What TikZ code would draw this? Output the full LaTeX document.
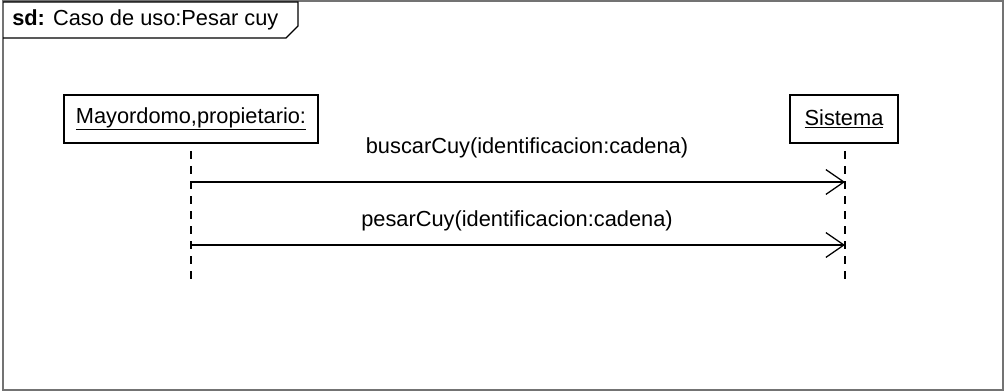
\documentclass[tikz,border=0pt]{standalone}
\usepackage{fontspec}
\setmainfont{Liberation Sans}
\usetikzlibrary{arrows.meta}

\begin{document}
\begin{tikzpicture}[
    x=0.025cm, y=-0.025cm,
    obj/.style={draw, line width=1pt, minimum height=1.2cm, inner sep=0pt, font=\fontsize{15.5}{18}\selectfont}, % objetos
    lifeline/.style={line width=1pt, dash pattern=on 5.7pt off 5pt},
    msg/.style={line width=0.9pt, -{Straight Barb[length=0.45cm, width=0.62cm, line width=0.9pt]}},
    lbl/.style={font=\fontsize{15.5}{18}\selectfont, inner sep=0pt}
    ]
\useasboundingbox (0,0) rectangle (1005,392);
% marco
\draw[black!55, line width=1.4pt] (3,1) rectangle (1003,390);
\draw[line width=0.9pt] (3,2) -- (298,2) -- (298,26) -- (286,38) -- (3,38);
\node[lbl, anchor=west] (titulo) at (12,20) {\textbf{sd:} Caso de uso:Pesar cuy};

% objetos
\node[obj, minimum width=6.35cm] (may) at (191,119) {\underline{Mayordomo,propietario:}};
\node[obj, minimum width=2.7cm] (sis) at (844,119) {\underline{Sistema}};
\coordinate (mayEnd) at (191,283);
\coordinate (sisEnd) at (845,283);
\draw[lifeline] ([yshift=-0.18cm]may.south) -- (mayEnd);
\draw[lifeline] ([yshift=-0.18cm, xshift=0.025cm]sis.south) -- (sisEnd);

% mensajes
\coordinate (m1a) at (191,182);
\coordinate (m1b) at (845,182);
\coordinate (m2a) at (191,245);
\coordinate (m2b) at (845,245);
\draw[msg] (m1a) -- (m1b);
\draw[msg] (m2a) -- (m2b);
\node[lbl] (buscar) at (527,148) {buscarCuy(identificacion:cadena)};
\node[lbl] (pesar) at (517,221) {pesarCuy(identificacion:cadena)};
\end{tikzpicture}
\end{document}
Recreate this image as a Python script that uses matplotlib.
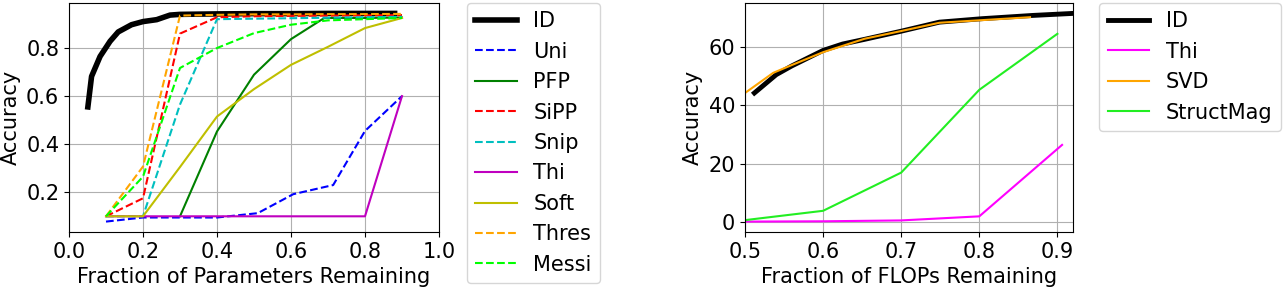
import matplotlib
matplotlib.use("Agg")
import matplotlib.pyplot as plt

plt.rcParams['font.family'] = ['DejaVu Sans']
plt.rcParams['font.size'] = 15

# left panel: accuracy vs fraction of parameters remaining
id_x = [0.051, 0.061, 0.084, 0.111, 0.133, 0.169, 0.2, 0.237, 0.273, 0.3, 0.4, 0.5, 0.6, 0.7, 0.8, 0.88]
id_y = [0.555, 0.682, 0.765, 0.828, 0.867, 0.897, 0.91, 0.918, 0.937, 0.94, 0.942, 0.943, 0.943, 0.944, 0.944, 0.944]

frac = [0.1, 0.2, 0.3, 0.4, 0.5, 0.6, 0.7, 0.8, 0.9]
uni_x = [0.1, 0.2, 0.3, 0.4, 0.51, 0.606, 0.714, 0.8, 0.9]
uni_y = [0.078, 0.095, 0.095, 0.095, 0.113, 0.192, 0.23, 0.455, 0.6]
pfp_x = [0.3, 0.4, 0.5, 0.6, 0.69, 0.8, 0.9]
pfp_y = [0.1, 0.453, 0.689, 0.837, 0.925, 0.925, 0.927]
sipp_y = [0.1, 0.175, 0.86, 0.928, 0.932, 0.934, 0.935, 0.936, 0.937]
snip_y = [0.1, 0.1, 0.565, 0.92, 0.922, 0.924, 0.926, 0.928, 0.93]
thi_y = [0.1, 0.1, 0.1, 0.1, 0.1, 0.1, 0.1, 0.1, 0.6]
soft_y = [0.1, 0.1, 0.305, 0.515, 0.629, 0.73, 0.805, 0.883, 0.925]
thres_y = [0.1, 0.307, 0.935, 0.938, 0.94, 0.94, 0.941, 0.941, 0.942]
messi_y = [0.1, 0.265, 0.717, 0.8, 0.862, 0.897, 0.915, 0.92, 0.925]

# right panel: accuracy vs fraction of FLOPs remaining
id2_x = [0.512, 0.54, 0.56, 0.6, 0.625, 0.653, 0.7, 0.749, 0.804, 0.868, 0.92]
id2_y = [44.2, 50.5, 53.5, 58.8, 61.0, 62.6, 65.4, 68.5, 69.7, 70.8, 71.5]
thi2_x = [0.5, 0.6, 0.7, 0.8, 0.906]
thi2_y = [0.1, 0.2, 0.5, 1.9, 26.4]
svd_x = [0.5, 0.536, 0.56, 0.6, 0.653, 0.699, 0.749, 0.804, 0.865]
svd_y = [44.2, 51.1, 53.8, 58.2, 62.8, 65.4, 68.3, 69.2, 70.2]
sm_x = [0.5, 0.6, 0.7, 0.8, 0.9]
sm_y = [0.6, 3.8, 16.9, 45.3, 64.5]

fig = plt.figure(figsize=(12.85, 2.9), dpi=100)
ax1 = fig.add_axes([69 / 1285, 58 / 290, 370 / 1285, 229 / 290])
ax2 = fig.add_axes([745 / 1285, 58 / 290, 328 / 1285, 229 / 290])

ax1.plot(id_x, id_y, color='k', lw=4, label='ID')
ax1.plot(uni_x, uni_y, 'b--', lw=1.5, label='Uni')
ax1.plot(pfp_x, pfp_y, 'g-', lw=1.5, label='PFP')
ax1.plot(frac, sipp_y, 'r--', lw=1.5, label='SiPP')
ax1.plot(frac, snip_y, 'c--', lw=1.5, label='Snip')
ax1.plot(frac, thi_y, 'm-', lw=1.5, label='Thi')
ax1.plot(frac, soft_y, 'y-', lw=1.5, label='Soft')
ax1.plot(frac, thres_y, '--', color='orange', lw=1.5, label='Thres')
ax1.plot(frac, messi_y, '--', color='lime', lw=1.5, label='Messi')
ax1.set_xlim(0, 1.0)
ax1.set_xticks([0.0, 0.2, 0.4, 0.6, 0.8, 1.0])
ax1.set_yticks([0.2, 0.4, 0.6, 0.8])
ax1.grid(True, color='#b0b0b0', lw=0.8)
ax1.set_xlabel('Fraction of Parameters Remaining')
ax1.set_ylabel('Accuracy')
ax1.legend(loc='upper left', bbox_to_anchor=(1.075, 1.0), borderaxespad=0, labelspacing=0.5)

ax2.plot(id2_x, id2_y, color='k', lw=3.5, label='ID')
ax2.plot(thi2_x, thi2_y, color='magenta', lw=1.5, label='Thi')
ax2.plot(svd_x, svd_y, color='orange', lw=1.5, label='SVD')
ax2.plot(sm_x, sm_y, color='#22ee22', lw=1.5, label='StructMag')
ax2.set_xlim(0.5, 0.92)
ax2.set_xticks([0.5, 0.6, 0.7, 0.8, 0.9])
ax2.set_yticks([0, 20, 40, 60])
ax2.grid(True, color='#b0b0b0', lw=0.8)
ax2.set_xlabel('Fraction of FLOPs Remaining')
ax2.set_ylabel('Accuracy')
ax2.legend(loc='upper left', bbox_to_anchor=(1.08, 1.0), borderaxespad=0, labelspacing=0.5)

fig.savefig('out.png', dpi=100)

■ ■ ■

**What you are asked to do:**
All entries are to be retyped exactly. Omit any embedded images.

**Expected output:**
What TikZ code would draw this? Output the full LaTeX document.
\documentclass[tikz,border=0pt]{standalone}
\usepackage{fontspec}
\setmainfont{Liberation Sans}
\usetikzlibrary{arrows.meta}

\begin{document}
\begin{tikzpicture}[
    x=0.025cm, y=-0.025cm,
    obj/.style={draw, line width=1pt, minimum height=1.2cm, inner sep=0pt, font=\fontsize{15.5}{18}\selectfont}, % objetos
    lifeline/.style={line width=1pt, dash pattern=on 5.7pt off 5pt},
    msg/.style={line width=0.9pt, -{Straight Barb[length=0.45cm, width=0.62cm, line width=0.9pt]}},
    lbl/.style={font=\fontsize{15.5}{18}\selectfont, inner sep=0pt}
    ]
\useasboundingbox (0,0) rectangle (1005,392);
% marco
\draw[black!55, line width=1.4pt] (3,1) rectangle (1003,390);
\draw[line width=0.9pt] (3,2) -- (298,2) -- (298,26) -- (286,38) -- (3,38);
\node[lbl, anchor=west] (titulo) at (12,20) {\textbf{sd:} Caso de uso:Pesar cuy};

% objetos
\node[obj, minimum width=6.35cm] (may) at (191,119) {\underline{Mayordomo,propietario:}};
\node[obj, minimum width=2.7cm] (sis) at (844,119) {\underline{Sistema}};
\coordinate (mayEnd) at (191,283);
\coordinate (sisEnd) at (845,283);
\draw[lifeline] ([yshift=-0.18cm]may.south) -- (mayEnd);
\draw[lifeline] ([yshift=-0.18cm, xshift=0.025cm]sis.south) -- (sisEnd);

% mensajes
\coordinate (m1a) at (191,182);
\coordinate (m1b) at (845,182);
\coordinate (m2a) at (191,245);
\coordinate (m2b) at (845,245);
\draw[msg] (m1a) -- (m1b);
\draw[msg] (m2a) -- (m2b);
\node[lbl] (buscar) at (527,148) {buscarCuy(identificacion:cadena)};
\node[lbl] (pesar) at (517,221) {pesarCuy(identificacion:cadena)};
\end{tikzpicture}
\end{document}
Recreate this image as a Python script that uses matplotlib.
import matplotlib
matplotlib.use("Agg")
import matplotlib.pyplot as plt

plt.rcParams['font.family'] = ['DejaVu Sans']
plt.rcParams['font.size'] = 15

# left panel: accuracy vs fraction of parameters remaining
id_x = [0.051, 0.061, 0.084, 0.111, 0.133, 0.169, 0.2, 0.237, 0.273, 0.3, 0.4, 0.5, 0.6, 0.7, 0.8, 0.88]
id_y = [0.555, 0.682, 0.765, 0.828, 0.867, 0.897, 0.91, 0.918, 0.937, 0.94, 0.942, 0.943, 0.943, 0.944, 0.944, 0.944]

frac = [0.1, 0.2, 0.3, 0.4, 0.5, 0.6, 0.7, 0.8, 0.9]
uni_x = [0.1, 0.2, 0.3, 0.4, 0.51, 0.606, 0.714, 0.8, 0.9]
uni_y = [0.078, 0.095, 0.095, 0.095, 0.113, 0.192, 0.23, 0.455, 0.6]
pfp_x = [0.3, 0.4, 0.5, 0.6, 0.69, 0.8, 0.9]
pfp_y = [0.1, 0.453, 0.689, 0.837, 0.925, 0.925, 0.927]
sipp_y = [0.1, 0.175, 0.86, 0.928, 0.932, 0.934, 0.935, 0.936, 0.937]
snip_y = [0.1, 0.1, 0.565, 0.92, 0.922, 0.924, 0.926, 0.928, 0.93]
thi_y = [0.1, 0.1, 0.1, 0.1, 0.1, 0.1, 0.1, 0.1, 0.6]
soft_y = [0.1, 0.1, 0.305, 0.515, 0.629, 0.73, 0.805, 0.883, 0.925]
thres_y = [0.1, 0.307, 0.935, 0.938, 0.94, 0.94, 0.941, 0.941, 0.942]
messi_y = [0.1, 0.265, 0.717, 0.8, 0.862, 0.897, 0.915, 0.92, 0.925]

# right panel: accuracy vs fraction of FLOPs remaining
id2_x = [0.512, 0.54, 0.56, 0.6, 0.625, 0.653, 0.7, 0.749, 0.804, 0.868, 0.92]
id2_y = [44.2, 50.5, 53.5, 58.8, 61.0, 62.6, 65.4, 68.5, 69.7, 70.8, 71.5]
thi2_x = [0.5, 0.6, 0.7, 0.8, 0.906]
thi2_y = [0.1, 0.2, 0.5, 1.9, 26.4]
svd_x = [0.5, 0.536, 0.56, 0.6, 0.653, 0.699, 0.749, 0.804, 0.865]
svd_y = [44.2, 51.1, 53.8, 58.2, 62.8, 65.4, 68.3, 69.2, 70.2]
sm_x = [0.5, 0.6, 0.7, 0.8, 0.9]
sm_y = [0.6, 3.8, 16.9, 45.3, 64.5]

fig = plt.figure(figsize=(12.85, 2.9), dpi=100)
ax1 = fig.add_axes([69 / 1285, 58 / 290, 370 / 1285, 229 / 290])
ax2 = fig.add_axes([745 / 1285, 58 / 290, 328 / 1285, 229 / 290])

ax1.plot(id_x, id_y, color='k', lw=4, label='ID')
ax1.plot(uni_x, uni_y, 'b--', lw=1.5, label='Uni')
ax1.plot(pfp_x, pfp_y, 'g-', lw=1.5, label='PFP')
ax1.plot(frac, sipp_y, 'r--', lw=1.5, label='SiPP')
ax1.plot(frac, snip_y, 'c--', lw=1.5, label='Snip')
ax1.plot(frac, thi_y, 'm-', lw=1.5, label='Thi')
ax1.plot(frac, soft_y, 'y-', lw=1.5, label='Soft')
ax1.plot(frac, thres_y, '--', color='orange', lw=1.5, label='Thres')
ax1.plot(frac, messi_y, '--', color='lime', lw=1.5, label='Messi')
ax1.set_xlim(0, 1.0)
ax1.set_xticks([0.0, 0.2, 0.4, 0.6, 0.8, 1.0])
ax1.set_yticks([0.2, 0.4, 0.6, 0.8])
ax1.grid(True, color='#b0b0b0', lw=0.8)
ax1.set_xlabel('Fraction of Parameters Remaining')
ax1.set_ylabel('Accuracy')
ax1.legend(loc='upper left', bbox_to_anchor=(1.075, 1.0), borderaxespad=0, labelspacing=0.5)

ax2.plot(id2_x, id2_y, color='k', lw=3.5, label='ID')
ax2.plot(thi2_x, thi2_y, color='magenta', lw=1.5, label='Thi')
ax2.plot(svd_x, svd_y, color='orange', lw=1.5, label='SVD')
ax2.plot(sm_x, sm_y, color='#22ee22', lw=1.5, label='StructMag')
ax2.set_xlim(0.5, 0.92)
ax2.set_xticks([0.5, 0.6, 0.7, 0.8, 0.9])
ax2.set_yticks([0, 20, 40, 60])
ax2.grid(True, color='#b0b0b0', lw=0.8)
ax2.set_xlabel('Fraction of FLOPs Remaining')
ax2.set_ylabel('Accuracy')
ax2.legend(loc='upper left', bbox_to_anchor=(1.08, 1.0), borderaxespad=0, labelspacing=0.5)

fig.savefig('out.png', dpi=100)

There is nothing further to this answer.